Here we will focus on cryptographic applications of hashing. For this purpose, hash functions are chosen which are for all practical purposes one-way. It is straightforward to start with the “message” and compute the hash. But it is not feasible to start with the hash and back-calculate the initial message, even if you know the algorithm used for the hash function. Typically the only way to find the message is to run a brute-force search of all possible inputs until you find a match to the output hash.
A good cryptographic hash function has the following main properties:
- It is deterministic, meaning that the same message always results in the same hash
- It is quick to compute the hash value for any given message
- It is infeasible to generate a message that yields a given hash value (i.e. to reverse the process that generated the given hash value)
- It is infeasible to find two different messages with the same hash value
- A small change to a message should change the hash value so extensively that a new hash value appears uncorrelated with the old hash value
The figure below shows the hash or “Digest” for several different text strings, using the SHA-1 hash function. Note that all these strings generate a hash of the same length. Also, small changes in the input text (e.g. “ouer” or “over” versus “over”) lead to big changes in the output hash. These features help make it essentially impossible to deduce anything about the input string by examination of the output hash.
Cryptographic hashing is used in a number of ways, including digital signatures and message authentication. Here we will focus on how it applies in cryptocurrencies like Bitcoin.
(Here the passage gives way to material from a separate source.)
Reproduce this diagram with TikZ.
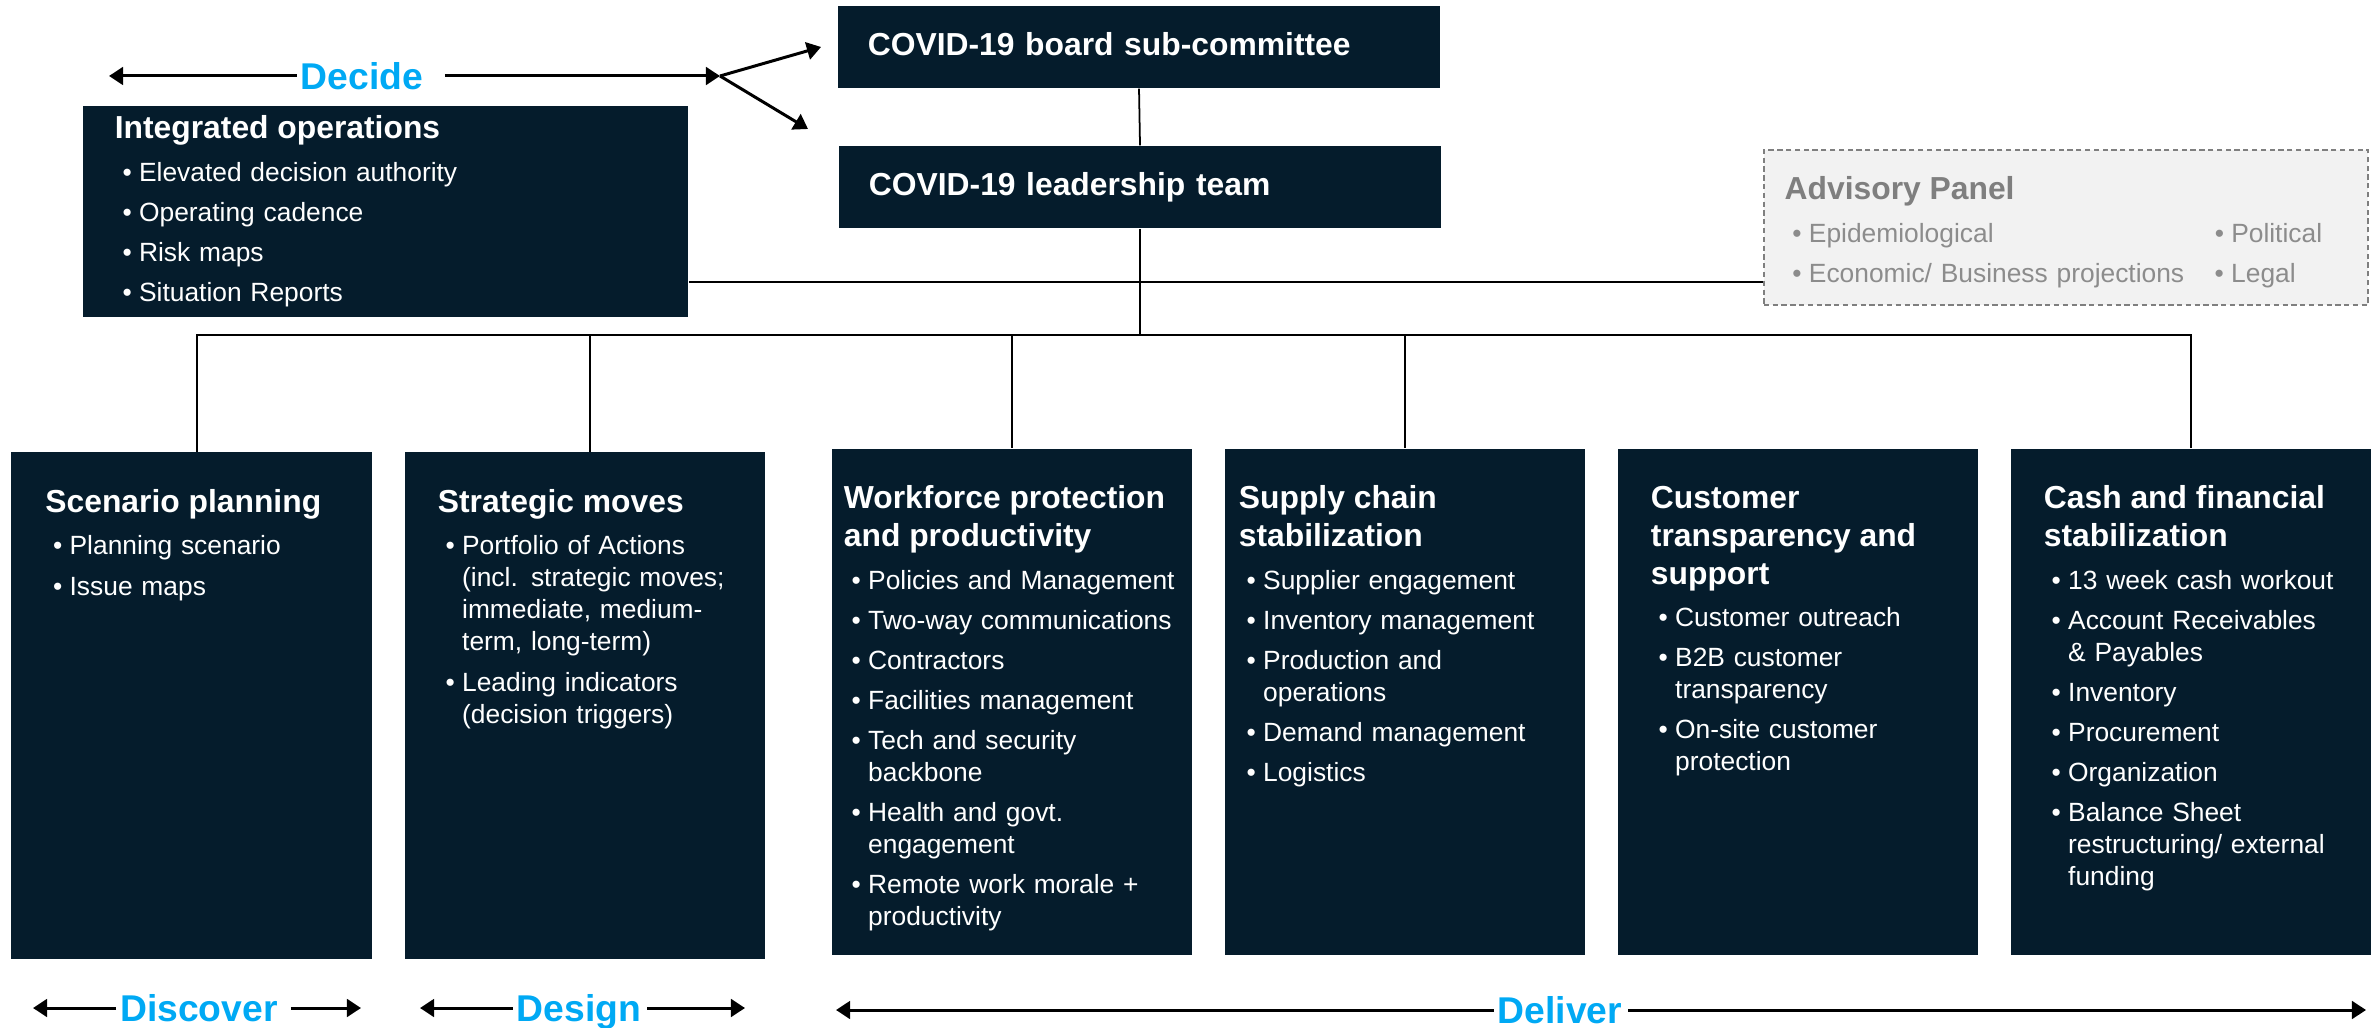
\documentclass[tikz,border=0pt]{standalone}
\usepackage{fontspec}
\setmainfont{Liberation Sans}
\usetikzlibrary{arrows.meta,calc}

\definecolor{navy}{HTML}{051C2C}
\definecolor{cyanlbl}{HTML}{00A9F4}
\definecolor{advgray}{HTML}{8C8C8C}
\definecolor{advtitle}{HTML}{7F7F7F}
\definecolor{advfill}{HTML}{F2F2F2}

\newlength{\bulw}
\setlength{\bulw}{6.9pt}
\newcommand{\bmark}{\makebox[\bulw][l]{\hspace{2.2pt}\textbullet}}
\newcommand{\bitem}[1]{\par\vspace{2.3pt}\hangindent=\bulw\hangafter=1\noindent\bmark#1\par}
\newcommand{\boxttl}[1]{{\fontsize{9.05pt}{10.8pt}\selectfont\bfseries#1\par}\vspace{0.7pt}}

\begin{document}
\begin{tikzpicture}[x=0.01cm,y=-0.01cm,
  panel/.style={fill=navy,inner sep=0pt},
  stage/.style={panel,minimum width=3.6cm,minimum height=5.06cm},
  hdr/.style={fill=navy,text=white,font=\fontsize{9.05pt}{10.8pt}\selectfont\bfseries,
    minimum height=0.82cm,text width=5.42cm,inner xsep=0.3cm,inner ysep=0pt,align=left,
    text height=6.6pt,text depth=1.9pt},
  txt/.style={anchor=north west,inner sep=0pt,text=white,text width=3.6cm,align=left,
    font=\fontsize{7.5pt}{9.1pt}\selectfont},
  phase/.style={text=cyanlbl,font=\fontsize{10.6pt}{12pt}\selectfont\bfseries,
    text height=7.6pt,text depth=0pt,inner xsep=1pt,inner ysep=0pt},
  conn/.style={line width=0.5pt},
  arr/.style={line width=0.85pt,-{Triangle[length=4pt,width=5pt]}}]
\useasboundingbox (0,0) rectangle (2380,1028);

% top of the structure
\node[hdr] (board) at (1139,47) {COVID-19 board sub-committee};
\node[hdr] (lead) at (1140,187) {COVID-19 leadership team};

\node[panel,minimum width=6.05cm,minimum height=2.11cm] (intops) at (385.5,211.5) {};
\node[txt,text width=5cm] (intopstxt) at ($(intops.north west)+(32,10)$) {\boxttl{Integrated operations}%
  \bitem{Elevated decision authority}\bitem{Operating cadence}\bitem{Risk maps}\bitem{Situation Reports}};

\node[draw=advtitle,dash pattern=on 1.5pt off 1pt,line width=0.5pt,fill=advfill,
  minimum width=6.04cm,minimum height=1.55cm,inner sep=0pt] (adv) at (2066,227.5) {};
\node[txt,text=advgray,text width=6cm] (advtxt) at ($(adv.north west)+(21,27)$) {\boxttl{\color{advtitle}Advisory Panel}%
  \bitem{\makebox[113.2pt][l]{Epidemiological}\bmark Political}%
  \bitem{\makebox[113.2pt][l]{Economic/ Business projections}\bmark Legal}};

% workstreams
\node[stage] (scen) at (191.5,705.5) {};
\node[stage] (strat) at (585,705.5) {};
\node[stage] (work) at (1012,702) {};
\node[stage] (supp) at (1405,702) {};
\node[stage] (cust) at (1798,702) {};
\node[stage] (cash) at (2191,702) {};

\node[txt] (scentxt) at ($(scen.north west)+(34,37)$) {\boxttl{Scenario planning}%
  \bitem{Planning scenario}\bitem{Issue maps}};
\node[txt] (strattxt) at ($(strat.north west)+(33,37)$) {\boxttl{Strategic moves}%
  \bitem{Portfolio of Actions\newline (incl. strategic moves;\newline immediate, medium-\newline term, long-term)}%
  \bitem{Leading indicators\newline (decision triggers)}};
\node[txt] (worktxt) at ($(work.north west)+(12,37)$) {\boxttl{Workforce protection\newline and productivity}%
  \bitem{Policies and Management}\bitem{Two-way communications}\bitem{Contractors}%
  \bitem{Facilities management}\bitem{Tech and security\newline backbone}%
  \bitem{Health and govt.\newline engagement}\bitem{Remote work morale +\newline productivity}};
\node[txt] (supptxt) at ($(supp.north west)+(14,37)$) {\boxttl{Supply chain\newline stabilization}%
  \bitem{Supplier engagement}\bitem{Inventory management}\bitem{Production and\newline operations}%
  \bitem{Demand management}\bitem{Logistics}};
\node[txt] (custtxt) at ($(cust.north west)+(33,37)$) {\boxttl{Customer\newline transparency and\newline support}%
  \bitem{Customer outreach}\bitem{B2B customer\newline transparency}\bitem{On-site customer\newline protection}};
\node[txt] (cashtxt) at ($(cash.north west)+(33,37)$) {\boxttl{Cash and financial\newline stabilization}%
  \bitem{13 week cash workout}\bitem{Account Receivables\newline \& Payables}\bitem{Inventory}%
  \bitem{Procurement}\bitem{Organization}\bitem{Balance Sheet\newline restructuring/ external\newline funding}};

% connectors
\coordinate (bus) at (1140,335);
\coordinate (advrow) at (0,282);
\draw[conn] (board.south) -- (lead.north);
\draw[conn] (lead.south) -- (bus);
\draw[conn] (intops.east |- advrow) -- (adv.west |- advrow);
\draw[conn] ([xshift=1.6pt]scen.north) |- (bus) -| (cash.north);
\draw[conn] ([xshift=1.4pt]strat.north) -- ([xshift=1.4pt]strat.north |- bus);
\foreach \n in {work,supp}
  \draw[conn] (\n.north) -- (\n.north |- bus);

% phases
\node[phase] (decide) at (362,76) {Decide};
\coordinate (decL) at (109,76);
\coordinate (decR) at (720,76);
\coordinate (decUp) at (821,47);
\coordinate (decDn) at (808,129);
\draw[arr] (decide.west) -- (decL);
\draw[arr] ([xshift=5pt]decide.east) -- (decR);
\draw[arr] (decR) -- (decUp);
\draw[arr] (decR) -- (decDn);

\foreach \nm/\lbl/\cx/\lx/\rx/\yy/\gap in {disc/Discover/199/33/361/1008/2.5pt,
    desg/Design/579/420/745/1008/0.5pt, dlvr/Deliver/1560/836/2366/1010/0.5pt}{
  \node[phase] (\nm) at (\cx,\yy) {\lbl};
  \coordinate (\nm-l) at (\lx,\yy);
  \coordinate (\nm-r) at (\rx,\yy);
  \draw[arr] (\nm.west) -- (\nm-l);
  \draw[arr] ([xshift=\gap]\nm.east) -- (\nm-r);
}
\end{tikzpicture}
\end{document}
In Bitcoin it is desired to have multiple “miners” working on multiple nodes to log and confirm the actual financial transactions made with Bitcoin. The cryptography comes in as a way for a given miner to prove to everyone else on the network that they have indeed processed the transactional data correctly, and that they have put significant cost or effort into it. Ideally, the initial calculations by the miner are somewhat costly, but it is very easy and quick for anyone else to verify that that miner really has solved the puzzle.
The mining task consists of starting with a defined set of input data plus an arbitrary “nonce” number, and running a hash function on that (i.e. on the input data along with the nonce). The goal (in order to claim validation for that block of data) is to generate a hash below a certain value, i.e. that begins with a certain number of zeros. That is the “puzzle” to be solved. The only way to do that is to run through a huge number of possible nonce values, till an output hash value is found which has the desired number of zeroes as its first several digits. Part of the operation of Bitcoin is that the system software automatically varies the number of zeroes required in order to keep the average transaction time for solving the puzzle to about ten minutes. The relative difficulty of getting the solution has increased steadily with time, as miners employ ever more powerful, special-purpose computing equipment. As of August, 2020, the odds of getting an acceptable hash for a given nonce value were less than 1 in 16 trillion.
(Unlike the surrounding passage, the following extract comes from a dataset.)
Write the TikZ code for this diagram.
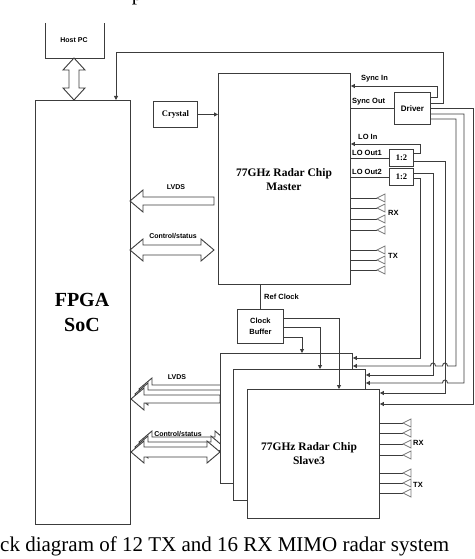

Here is a figure showing how this works in more detail:
The input to the hash function includes several header-type numbers (in yellow above, including the nonce). One of the header items is the hash of the previous valid block of data, which plays a crucial role in ensuring the integrity of the whole data chain. Another header item is a hash of the actual transactional data (in gray), which is represented as a “Merkle root”. (In practice, there are some additional complexities in the way this hash function is computed, involving breaking the problem down into smaller sub-problems that are hashed and then combined).
If a miner succeeds in finding a suitable nonce, he sends out his solution to the rest of the network, where it can easily be verified. For any single nonce value, it is very quick for others to run the input data plus the nonce through the hash function, and test whether the resulting hash begins with the requisite number of zeroes. If all goes well, the miner is rewarded with some Bitcoin.